Бог, человек, животное, машина. Поиски смысла в расколдованном мире - страница 11
Впрочем, долго его скептицизм не протянул. Уже через несколько дней муж называл Айбо по имени. Он отчитывал щенка, когда тот отказывался ложиться спать: «А ну давай, я тебе что сказал?» – как будто Айбо сознательно противился приказу. По вечерам, когда мы читали на диване или смотрели телевизор, он иногда нагибался, чтобы погладить щенка, едва тот начинал скулить: это был единственный способ его успокоить. Однажды я зашла на кухню и увидела, что Айбо уставился в узкую щель между холодильником и раковиной. Я заглянула в расщелину сама, но не увидела там ничего стоящего внимания. Муж заверил меня, что это нормально. «Оскар тоже так делал, – сказал он. – Он просто пытается понять, удастся ли ему туда забраться».
Хотя у нас есть склонность определять себя через сходство с другими вещами – мы говорим, что человек похож на Бога, или на часы, или на компьютер, – в нас живет и противоположный импульс, стремление отделять себя от окружающего мира. И в то время как компьютеры приобретают качества, которые люди когда-то считали исключительно человеческими, мы продолжаем передвигать планку, чтобы наша уникальность не пострадала. С первых дней существования искусственного интеллекта задача была в том, чтобы создать машину с разумом, подобным человеческому. Тьюринг и ранние кибернетики считали само собой разумеющимся, что человеческий разум – это прежде всего высшая мыслительная деятельность: хороший искусственный интеллект будет оперировать числами, обыгрывать человека в карты или шахматы и решать сложные теоремы. Но чем лучше искусственному интеллекту даются математические задачи и головоломки, тем упорнее мы отказываем компьютерам в наличии разума. Когда в 1995 году компьютер Deep Blue от IBM выиграл в шахматном поединке с Гарри Каспаровым, на философа Джона Сёрла это не произвело впечатления. «Шахматы – банальная игра, потому что о ней есть точная информация», – сказал он. Человеческое сознание, утверждал Сёрл, зависит от эмоционального опыта. «Волнуется ли компьютер перед тем, как сделать ход? Переживает ли он из-за того, что его жене наскучит долгая игра?» Так думал не только Сёрл. В книге «Гёдель, Эшер, Бах» (1979) профессор в области когнитивных наук Дуглас Хофштадтер заявлял, что игра в шахматы – это творческое занятие, подобное живописи или созданию музыки; она требует поистине человеческого разума.
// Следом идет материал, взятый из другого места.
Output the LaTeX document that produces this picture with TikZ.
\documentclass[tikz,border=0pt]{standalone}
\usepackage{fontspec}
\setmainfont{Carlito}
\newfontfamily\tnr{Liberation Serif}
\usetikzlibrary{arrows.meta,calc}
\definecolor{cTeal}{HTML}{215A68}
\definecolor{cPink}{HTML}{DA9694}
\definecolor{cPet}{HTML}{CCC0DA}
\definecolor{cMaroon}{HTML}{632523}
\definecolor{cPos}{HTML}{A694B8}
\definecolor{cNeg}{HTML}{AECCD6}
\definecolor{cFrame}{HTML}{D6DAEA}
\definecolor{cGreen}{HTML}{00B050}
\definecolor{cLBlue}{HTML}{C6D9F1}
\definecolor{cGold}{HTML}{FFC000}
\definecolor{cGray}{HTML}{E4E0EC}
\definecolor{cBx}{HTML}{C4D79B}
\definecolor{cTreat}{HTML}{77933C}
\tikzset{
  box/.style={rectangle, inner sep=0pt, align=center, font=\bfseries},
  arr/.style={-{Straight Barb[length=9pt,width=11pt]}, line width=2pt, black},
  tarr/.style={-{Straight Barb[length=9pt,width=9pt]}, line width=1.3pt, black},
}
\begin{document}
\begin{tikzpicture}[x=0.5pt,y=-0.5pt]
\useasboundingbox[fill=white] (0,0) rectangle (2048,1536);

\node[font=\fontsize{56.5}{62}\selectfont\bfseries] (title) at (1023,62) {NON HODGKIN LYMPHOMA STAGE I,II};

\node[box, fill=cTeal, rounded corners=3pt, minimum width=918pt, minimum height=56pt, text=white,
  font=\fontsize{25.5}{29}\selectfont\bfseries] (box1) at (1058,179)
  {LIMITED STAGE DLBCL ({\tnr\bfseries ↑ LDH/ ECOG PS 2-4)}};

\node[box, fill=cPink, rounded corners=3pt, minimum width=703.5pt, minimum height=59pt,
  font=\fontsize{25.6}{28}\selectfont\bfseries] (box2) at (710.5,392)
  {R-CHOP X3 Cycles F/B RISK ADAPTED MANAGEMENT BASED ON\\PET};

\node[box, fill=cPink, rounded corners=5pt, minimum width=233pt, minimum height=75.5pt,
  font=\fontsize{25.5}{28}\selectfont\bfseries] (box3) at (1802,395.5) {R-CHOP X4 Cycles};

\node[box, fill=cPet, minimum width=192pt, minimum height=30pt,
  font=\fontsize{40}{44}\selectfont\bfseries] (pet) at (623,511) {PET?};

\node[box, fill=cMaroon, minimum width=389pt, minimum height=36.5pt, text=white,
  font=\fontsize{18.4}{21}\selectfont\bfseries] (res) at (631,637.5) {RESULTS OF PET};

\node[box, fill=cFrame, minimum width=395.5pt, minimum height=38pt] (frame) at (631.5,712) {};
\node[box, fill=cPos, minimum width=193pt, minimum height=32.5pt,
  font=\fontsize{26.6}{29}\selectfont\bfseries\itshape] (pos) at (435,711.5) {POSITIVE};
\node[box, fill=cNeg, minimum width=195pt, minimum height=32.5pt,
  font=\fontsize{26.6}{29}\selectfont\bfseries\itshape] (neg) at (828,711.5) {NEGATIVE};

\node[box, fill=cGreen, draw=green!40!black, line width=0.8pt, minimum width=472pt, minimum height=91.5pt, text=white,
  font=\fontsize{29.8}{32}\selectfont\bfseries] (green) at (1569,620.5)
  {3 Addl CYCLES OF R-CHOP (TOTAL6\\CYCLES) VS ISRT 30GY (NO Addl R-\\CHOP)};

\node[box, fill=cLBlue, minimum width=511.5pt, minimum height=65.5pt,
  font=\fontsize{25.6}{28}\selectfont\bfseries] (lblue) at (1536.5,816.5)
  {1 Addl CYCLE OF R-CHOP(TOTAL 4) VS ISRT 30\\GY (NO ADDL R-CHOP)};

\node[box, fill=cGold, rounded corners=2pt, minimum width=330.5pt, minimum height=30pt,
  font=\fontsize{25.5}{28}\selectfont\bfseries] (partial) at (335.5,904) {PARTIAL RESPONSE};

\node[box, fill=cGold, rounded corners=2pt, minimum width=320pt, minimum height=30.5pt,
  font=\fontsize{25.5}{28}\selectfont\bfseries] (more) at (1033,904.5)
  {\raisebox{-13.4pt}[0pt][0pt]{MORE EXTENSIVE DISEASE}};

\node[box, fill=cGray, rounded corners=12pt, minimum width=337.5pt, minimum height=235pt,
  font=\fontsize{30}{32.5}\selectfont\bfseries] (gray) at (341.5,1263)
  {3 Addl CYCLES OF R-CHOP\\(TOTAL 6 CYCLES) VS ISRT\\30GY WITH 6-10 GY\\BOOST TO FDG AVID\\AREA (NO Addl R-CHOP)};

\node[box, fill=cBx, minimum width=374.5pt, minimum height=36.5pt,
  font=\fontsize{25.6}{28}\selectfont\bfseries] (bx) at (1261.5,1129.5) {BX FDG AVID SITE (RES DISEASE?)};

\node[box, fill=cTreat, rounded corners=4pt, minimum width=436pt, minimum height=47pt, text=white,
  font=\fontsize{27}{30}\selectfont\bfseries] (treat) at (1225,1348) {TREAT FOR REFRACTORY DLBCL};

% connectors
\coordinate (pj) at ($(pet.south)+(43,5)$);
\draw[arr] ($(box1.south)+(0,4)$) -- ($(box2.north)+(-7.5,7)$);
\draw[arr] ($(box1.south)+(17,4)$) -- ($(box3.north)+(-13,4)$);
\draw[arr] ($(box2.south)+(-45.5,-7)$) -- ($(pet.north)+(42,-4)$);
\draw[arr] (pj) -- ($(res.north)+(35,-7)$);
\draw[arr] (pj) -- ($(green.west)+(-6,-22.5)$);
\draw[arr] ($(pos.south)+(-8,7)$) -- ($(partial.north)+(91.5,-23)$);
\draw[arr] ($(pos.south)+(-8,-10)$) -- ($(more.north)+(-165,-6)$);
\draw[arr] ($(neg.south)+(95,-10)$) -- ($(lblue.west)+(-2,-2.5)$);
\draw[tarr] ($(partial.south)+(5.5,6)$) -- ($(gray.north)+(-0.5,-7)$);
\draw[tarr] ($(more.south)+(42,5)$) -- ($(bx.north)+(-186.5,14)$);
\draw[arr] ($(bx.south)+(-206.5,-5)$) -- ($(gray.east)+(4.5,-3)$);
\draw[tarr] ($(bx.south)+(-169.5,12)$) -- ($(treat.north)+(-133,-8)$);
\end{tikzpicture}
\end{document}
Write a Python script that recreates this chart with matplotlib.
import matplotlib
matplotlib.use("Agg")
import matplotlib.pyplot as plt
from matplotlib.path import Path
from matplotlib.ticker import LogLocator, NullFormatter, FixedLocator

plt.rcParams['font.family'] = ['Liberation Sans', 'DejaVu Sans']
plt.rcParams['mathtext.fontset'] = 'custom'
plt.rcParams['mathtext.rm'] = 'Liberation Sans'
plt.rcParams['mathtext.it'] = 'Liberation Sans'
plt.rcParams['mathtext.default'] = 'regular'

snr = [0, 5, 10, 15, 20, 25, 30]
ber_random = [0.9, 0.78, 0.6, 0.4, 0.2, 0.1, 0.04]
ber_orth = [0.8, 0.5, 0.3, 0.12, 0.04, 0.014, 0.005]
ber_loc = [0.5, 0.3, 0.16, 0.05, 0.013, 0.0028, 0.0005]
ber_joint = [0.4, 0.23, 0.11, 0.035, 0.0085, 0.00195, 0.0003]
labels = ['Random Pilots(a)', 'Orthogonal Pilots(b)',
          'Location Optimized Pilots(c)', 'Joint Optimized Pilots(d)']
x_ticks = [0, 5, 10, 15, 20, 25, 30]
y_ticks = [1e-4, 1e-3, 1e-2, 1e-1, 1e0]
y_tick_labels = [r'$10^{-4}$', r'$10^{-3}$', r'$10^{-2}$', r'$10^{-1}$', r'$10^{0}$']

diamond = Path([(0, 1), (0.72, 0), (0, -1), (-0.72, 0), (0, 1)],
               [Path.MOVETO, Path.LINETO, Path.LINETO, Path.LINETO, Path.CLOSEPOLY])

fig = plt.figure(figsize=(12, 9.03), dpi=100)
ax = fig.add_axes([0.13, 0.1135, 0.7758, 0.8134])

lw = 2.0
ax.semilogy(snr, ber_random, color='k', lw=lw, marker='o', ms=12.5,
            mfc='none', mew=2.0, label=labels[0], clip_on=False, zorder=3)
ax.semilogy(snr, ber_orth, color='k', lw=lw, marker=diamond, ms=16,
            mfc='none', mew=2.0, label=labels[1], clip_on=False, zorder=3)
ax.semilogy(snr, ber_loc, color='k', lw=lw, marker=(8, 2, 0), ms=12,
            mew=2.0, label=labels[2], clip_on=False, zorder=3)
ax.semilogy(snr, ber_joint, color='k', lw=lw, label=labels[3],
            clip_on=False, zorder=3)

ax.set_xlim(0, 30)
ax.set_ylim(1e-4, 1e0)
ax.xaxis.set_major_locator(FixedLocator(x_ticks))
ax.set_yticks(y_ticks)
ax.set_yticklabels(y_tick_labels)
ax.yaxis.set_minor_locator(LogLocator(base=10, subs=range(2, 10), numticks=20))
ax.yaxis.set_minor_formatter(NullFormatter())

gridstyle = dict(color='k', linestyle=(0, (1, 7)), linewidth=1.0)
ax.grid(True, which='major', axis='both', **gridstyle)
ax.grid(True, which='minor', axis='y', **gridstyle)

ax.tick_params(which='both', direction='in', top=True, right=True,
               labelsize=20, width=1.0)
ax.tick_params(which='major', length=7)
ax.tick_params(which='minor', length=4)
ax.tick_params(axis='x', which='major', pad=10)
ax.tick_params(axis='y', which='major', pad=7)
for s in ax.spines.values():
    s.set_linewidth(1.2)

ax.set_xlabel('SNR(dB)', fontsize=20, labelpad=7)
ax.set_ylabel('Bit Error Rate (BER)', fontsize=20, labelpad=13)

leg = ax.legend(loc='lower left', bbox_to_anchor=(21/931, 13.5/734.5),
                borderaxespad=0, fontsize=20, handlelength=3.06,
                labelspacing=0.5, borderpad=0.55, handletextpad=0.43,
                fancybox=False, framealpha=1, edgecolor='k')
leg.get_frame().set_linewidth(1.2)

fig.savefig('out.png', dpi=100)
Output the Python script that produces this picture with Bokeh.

Но после поединка с Каспаровым его мнение изменилось. «Боже ты мой, я-то думал, что во время игры в шахматы надо думать, – сказал он в интервью New York Times. – Теперь я понимаю, что в этом нет необходимости».
Оказывается, компьютеры особенно хороши в задачах, которые кажутся нам, людям, самыми сложными: в зубодробительных уравнениях, сложных логических пропозициях и тому подобных абстрактных конструкциях. Самое трудное для искусственного интеллекта – это задачи, связанные с сенсорным восприятием и моторными навыками, которые мы осуществляем неосознанно: ходьба, питье из кружки, зрение, наблюдение за окружающим миром. Сегодня, когда машины бьют рекорд за рекордом в чисто интеллектуальных задачах, мы утешаемся тем, что убеждаем себя: настоящее сознание включает эмоции, восприятие, способность чувствовать и переживать, то есть все то, что мы разделяем с животными.
Если бы на свете существовали боги, они посмеялись бы над нашей непоследовательностью. На протяжении веков мы отказывали животным в сознании, потому что они не демонстрировали признаков высшей мыслительной деятельности. (Дарвин утверждал, что, несмотря на наше низкое происхождение, мы, люди, наделены «божественным разумом», отличающим нас от прочих животных.) Еще в 1950-е научный консенсус состоял в том, что шимпанзе, с которыми мы разделяем почти 99 % ДНК, не обладают сознанием. Когда Джейн Гудолл начала работать с танзанийскими шимпанзе, ее издатели были шокированы и возмущены тем, что в своих докладах она приписывала животным внутреннюю жизнь и использовала по отношению к ним «человеческие» местоимения. Перед публикацией редактор тщательно вычистил все неподобающие выражения: вместо «он» или «она» о животном следовало писать «оно», а вместо «кто-то из них» – «одно из них». По словам Гудолл, ей эта политика никогда не казалась убедительной. Даже ее преподаватели из Кембриджа не смогли разубедить ее в том, что она наблюдала собственными глазами. «В детстве у меня был чудесный учитель, который показал мне, что они неправы, – это была моя собака, – сказала как-то Гудолл. – Невозможно иметь друга и собрата в собаке, кошке, птице, корове – назовите здесь кого угодно – и при этом не понимать, что мы не единственные существа, наделенные личностью, разумом и эмоциями».